First, I looked really carefully at the top part of the fraction: $x^{2}-2 x y+y^{2}$. It looked like a pattern I've seen before! It's just like when we multiply $(x-y)$ by itself. So, $x^{2}-2 x y+y^{2}$ is the same as $(x-y)$ multiplied by $(x-y)$, which we can write as $(x-y)^2$.

So, I rewrote the whole fraction using this simpler top part:
$\frac{(x-y)^2}{x-y}$

The problem tells us that $x$ is not equal to $y$. This means that $(x-y)$ is not zero. Since it's not zero, we can simplify the fraction by canceling out one $(x-y)$ from the top and one from the bottom, just like when we simplify fractions like $\frac{2 \times 2}{2}$!

After simplifying, the whole fraction just becomes $x-y$.

Now, the question asks us what this simplified expression gets super close to as $x$ gets closer and closer to 1, and $y$ also gets closer and closer to 1.
If $x$ is almost 1 and $y$ is almost 1, then $x-y$ will be almost $1-1$.

So, $1-1 = 0$.
And that's our answer!

Alternative answer

Answer: 0 Explain
This is a question about simplifying an algebraic fraction and then finding what value it gets close to (a limit) as the variables approach specific numbers. . The solving step is:

1. First, let's look at the top part of the fraction: $x^2 - 2xy + y^2$. Do you see how it looks a lot like a special math pattern? It's just like $(a-b)^2$ which equals $a^2 - 2ab + b^2$. So, our top part is really just $(x-y)^2$!
2. Now we can rewrite the whole fraction using this discovery: $\frac{(x-y)^2}{x-y}$.
3. The problem tells us that $x \neq y$. This is super important because it means $x-y$ is not zero. Since $x-y$ isn't zero, we can cancel out one $(x-y)$ from the top and one from the bottom!
4. After canceling, the fraction simplifies to just $x-y$. Easy peasy!
5. Finally, we need to find what value this expression gets really, really close to when $x$ gets close to 1 and $y$ gets close to 1. We just "plug in" 1 for $x$ and 1 for $y$ into our simplified expression, $x-y$.
6. So, $1 - 1 = 0$.
7. That means the limit is 0!

Alternative answer

Answer: 0 Explain
This is a question about finding the limit of a fraction by first simplifying it. It uses a common algebra trick called factoring! . The solving step is:

First, I looked at the top part of the fraction: `x² - 2xy + y²`. I remembered that this looks just like `(a - b)² = a² - 2ab + b²` from my algebra class! So, `x² - 2xy + y²` is actually the same as `(x - y)²`.

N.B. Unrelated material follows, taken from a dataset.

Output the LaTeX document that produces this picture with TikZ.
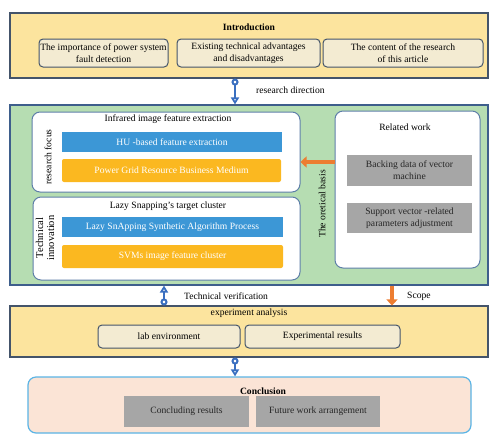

So, I rewrote the whole fraction like this:
` (x - y)² / (x - y) `

The problem says `x ≠ y`, which means `x - y` is not zero. That's super important because it lets me cancel out one of the `(x - y)` terms from the top and the bottom!

After canceling, the fraction became much simpler:
` x - y `

Now, it's easy-peasy! The problem asks what happens as `x` gets super close to 1 and `y` gets super close to 1. So, I just put 1 in for `x` and 1 in for `y`:
` 1 - 1 `

And `1 - 1` is just `0`! So the answer is 0.